*TO BE DONE:* List all lines of the data that include the string "this".

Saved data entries
____
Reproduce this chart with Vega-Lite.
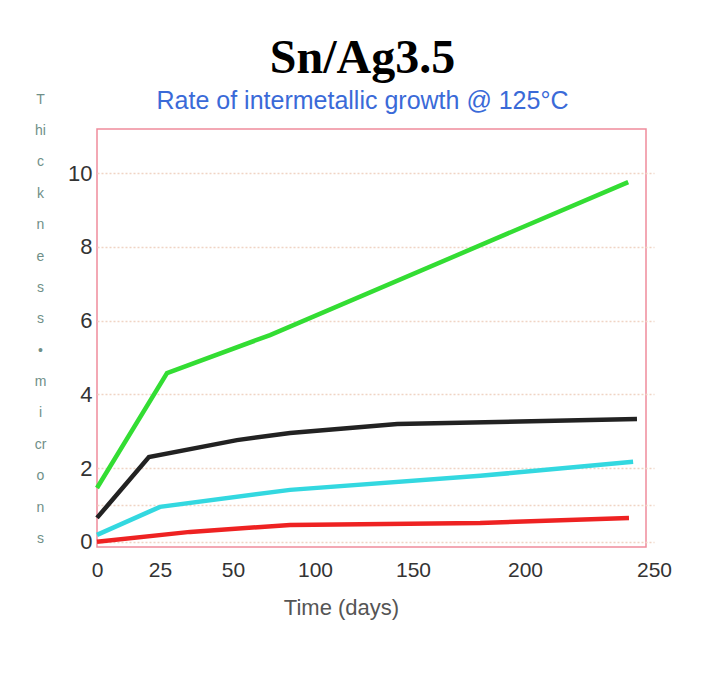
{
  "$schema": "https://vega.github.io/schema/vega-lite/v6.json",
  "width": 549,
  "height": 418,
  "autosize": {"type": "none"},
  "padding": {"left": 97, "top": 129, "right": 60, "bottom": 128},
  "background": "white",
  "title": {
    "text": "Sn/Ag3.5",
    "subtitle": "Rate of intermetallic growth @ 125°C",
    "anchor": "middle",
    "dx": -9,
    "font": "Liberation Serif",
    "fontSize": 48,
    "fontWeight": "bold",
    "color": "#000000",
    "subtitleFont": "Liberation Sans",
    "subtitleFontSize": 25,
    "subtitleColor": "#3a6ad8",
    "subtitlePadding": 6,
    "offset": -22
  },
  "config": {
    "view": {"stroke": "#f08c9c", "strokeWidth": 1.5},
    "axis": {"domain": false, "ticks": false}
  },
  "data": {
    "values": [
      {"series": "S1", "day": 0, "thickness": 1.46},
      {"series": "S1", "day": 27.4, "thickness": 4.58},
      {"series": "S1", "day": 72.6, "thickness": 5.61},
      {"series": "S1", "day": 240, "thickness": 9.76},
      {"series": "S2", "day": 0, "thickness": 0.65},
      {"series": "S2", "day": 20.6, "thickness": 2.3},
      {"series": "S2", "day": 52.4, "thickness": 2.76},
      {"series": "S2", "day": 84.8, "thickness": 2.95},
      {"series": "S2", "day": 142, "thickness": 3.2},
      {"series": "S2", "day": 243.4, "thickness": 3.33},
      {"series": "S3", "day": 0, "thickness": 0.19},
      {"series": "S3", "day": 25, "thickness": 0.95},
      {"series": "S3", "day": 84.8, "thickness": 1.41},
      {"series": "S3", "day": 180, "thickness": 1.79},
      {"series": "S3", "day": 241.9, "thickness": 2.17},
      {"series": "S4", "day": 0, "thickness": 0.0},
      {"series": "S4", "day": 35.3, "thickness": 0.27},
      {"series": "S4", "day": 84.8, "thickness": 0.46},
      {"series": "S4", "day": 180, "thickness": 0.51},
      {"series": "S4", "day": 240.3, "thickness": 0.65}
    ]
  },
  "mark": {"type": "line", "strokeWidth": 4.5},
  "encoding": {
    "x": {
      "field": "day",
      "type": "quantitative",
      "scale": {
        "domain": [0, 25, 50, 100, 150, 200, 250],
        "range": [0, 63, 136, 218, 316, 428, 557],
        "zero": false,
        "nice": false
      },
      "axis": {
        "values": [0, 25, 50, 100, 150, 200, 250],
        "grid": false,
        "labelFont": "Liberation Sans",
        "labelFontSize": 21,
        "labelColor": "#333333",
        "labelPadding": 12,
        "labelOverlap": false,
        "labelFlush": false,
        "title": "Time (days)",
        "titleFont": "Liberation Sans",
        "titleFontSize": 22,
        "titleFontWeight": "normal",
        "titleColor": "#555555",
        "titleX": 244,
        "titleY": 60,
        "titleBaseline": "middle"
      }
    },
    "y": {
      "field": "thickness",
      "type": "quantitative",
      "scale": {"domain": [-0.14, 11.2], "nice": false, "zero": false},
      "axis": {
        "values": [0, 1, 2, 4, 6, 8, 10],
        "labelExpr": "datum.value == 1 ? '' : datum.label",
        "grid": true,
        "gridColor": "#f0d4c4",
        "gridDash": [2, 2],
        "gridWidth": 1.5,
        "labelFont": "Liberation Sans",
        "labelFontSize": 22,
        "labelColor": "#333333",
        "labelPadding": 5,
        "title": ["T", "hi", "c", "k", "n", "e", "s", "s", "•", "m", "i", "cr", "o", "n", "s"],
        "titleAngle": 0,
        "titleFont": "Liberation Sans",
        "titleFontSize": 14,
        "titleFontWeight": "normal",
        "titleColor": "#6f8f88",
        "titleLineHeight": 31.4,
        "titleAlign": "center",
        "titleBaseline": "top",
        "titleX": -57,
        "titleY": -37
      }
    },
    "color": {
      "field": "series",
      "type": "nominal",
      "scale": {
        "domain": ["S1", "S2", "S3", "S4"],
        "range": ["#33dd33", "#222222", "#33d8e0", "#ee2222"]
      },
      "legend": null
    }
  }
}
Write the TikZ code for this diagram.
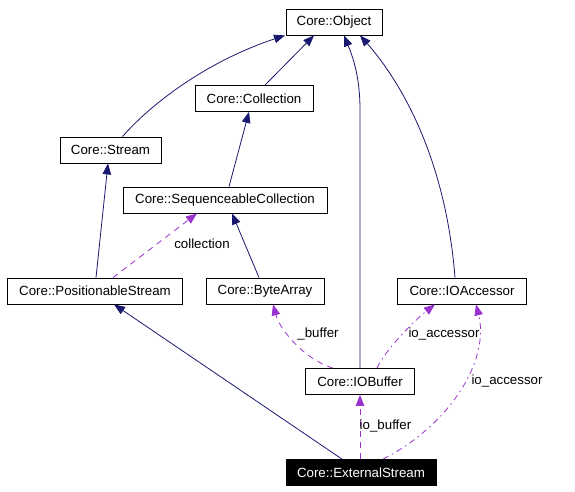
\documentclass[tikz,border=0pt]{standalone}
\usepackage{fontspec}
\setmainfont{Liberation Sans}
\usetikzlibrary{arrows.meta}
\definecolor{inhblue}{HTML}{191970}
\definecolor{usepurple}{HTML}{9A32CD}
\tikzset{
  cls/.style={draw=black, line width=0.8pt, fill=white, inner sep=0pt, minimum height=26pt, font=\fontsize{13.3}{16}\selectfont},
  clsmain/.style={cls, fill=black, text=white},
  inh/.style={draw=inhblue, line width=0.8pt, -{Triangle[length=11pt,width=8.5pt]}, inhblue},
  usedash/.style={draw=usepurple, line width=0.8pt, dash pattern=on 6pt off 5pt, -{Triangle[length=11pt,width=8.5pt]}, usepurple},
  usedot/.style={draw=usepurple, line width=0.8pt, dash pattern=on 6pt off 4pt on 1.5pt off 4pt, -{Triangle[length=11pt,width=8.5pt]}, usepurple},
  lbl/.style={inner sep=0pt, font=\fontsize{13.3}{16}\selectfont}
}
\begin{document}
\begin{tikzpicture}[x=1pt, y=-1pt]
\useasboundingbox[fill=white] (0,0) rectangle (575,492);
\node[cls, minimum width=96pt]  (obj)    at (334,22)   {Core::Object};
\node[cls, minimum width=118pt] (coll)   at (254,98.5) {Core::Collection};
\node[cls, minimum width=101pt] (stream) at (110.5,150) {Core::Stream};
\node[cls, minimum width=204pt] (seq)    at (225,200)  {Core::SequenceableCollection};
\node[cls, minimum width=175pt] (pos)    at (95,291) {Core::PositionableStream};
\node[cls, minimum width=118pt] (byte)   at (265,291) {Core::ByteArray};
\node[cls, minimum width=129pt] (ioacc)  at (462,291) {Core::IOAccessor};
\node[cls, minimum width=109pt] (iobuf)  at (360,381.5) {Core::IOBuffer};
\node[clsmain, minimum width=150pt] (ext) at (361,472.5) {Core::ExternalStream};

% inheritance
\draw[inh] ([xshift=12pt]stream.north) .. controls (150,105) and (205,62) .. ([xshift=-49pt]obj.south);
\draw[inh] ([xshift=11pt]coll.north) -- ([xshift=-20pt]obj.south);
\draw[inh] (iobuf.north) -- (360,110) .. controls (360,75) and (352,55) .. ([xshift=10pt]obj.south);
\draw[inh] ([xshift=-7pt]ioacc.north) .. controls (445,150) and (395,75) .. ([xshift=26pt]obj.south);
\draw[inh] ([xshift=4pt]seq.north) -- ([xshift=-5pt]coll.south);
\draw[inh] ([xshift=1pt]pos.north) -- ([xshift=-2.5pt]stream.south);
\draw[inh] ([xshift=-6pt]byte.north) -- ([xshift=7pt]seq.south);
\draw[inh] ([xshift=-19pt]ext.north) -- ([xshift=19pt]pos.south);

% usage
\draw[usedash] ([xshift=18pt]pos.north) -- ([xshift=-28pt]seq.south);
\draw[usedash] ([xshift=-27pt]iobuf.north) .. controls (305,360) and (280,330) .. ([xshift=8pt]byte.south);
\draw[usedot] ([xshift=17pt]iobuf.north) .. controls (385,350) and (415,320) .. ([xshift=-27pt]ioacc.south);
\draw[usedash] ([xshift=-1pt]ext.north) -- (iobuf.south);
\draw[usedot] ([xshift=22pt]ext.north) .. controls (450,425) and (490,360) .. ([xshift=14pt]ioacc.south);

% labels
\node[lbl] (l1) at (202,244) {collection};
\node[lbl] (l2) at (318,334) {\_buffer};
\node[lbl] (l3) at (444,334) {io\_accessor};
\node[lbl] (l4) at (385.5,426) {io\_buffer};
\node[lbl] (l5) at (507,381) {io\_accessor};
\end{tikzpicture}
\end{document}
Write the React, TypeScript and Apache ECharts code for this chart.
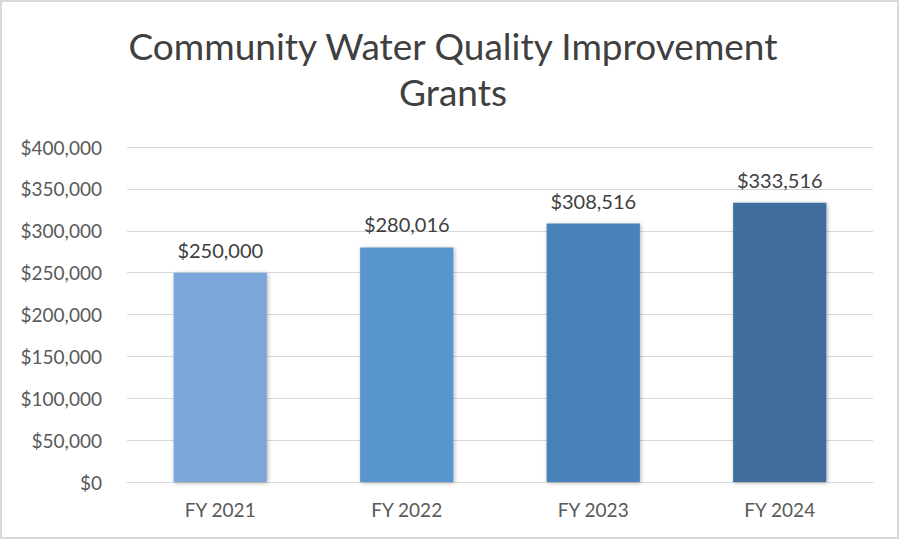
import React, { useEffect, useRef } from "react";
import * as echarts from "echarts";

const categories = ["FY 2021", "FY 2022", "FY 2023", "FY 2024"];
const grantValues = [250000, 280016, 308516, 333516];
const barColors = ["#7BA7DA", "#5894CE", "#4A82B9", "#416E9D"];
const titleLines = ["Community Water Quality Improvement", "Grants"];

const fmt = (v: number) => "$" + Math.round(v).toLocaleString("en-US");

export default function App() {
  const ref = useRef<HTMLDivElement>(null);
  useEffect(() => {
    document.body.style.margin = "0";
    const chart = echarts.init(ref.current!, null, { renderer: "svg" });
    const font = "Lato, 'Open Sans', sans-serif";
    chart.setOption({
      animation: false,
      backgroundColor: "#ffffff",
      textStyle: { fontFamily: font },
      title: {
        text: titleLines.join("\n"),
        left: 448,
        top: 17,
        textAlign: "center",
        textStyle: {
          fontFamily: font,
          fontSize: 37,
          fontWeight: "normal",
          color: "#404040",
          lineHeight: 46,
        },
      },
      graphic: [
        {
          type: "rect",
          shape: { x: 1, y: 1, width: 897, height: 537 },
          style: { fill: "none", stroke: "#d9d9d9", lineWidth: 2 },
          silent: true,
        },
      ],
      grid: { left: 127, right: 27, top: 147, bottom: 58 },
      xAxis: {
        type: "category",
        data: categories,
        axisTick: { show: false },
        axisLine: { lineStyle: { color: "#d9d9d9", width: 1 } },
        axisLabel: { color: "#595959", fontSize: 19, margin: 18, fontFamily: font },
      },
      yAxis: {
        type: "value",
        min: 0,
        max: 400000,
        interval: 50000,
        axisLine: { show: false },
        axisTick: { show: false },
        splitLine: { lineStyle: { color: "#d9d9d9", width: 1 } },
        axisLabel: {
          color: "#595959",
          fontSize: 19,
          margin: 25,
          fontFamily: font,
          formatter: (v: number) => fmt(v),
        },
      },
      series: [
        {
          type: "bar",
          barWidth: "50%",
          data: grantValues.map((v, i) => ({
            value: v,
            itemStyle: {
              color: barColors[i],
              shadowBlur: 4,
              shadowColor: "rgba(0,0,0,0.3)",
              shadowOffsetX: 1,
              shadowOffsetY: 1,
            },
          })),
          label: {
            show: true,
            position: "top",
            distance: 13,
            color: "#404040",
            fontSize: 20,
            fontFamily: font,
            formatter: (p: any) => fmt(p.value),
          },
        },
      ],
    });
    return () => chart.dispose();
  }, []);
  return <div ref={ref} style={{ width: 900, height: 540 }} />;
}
____
*TASK RESULT:*
Reproduce this chart with Vega-Lite.
Write the TikZ code for this diagram.
Write the React, TypeScript and Apache ECharts code for this chart.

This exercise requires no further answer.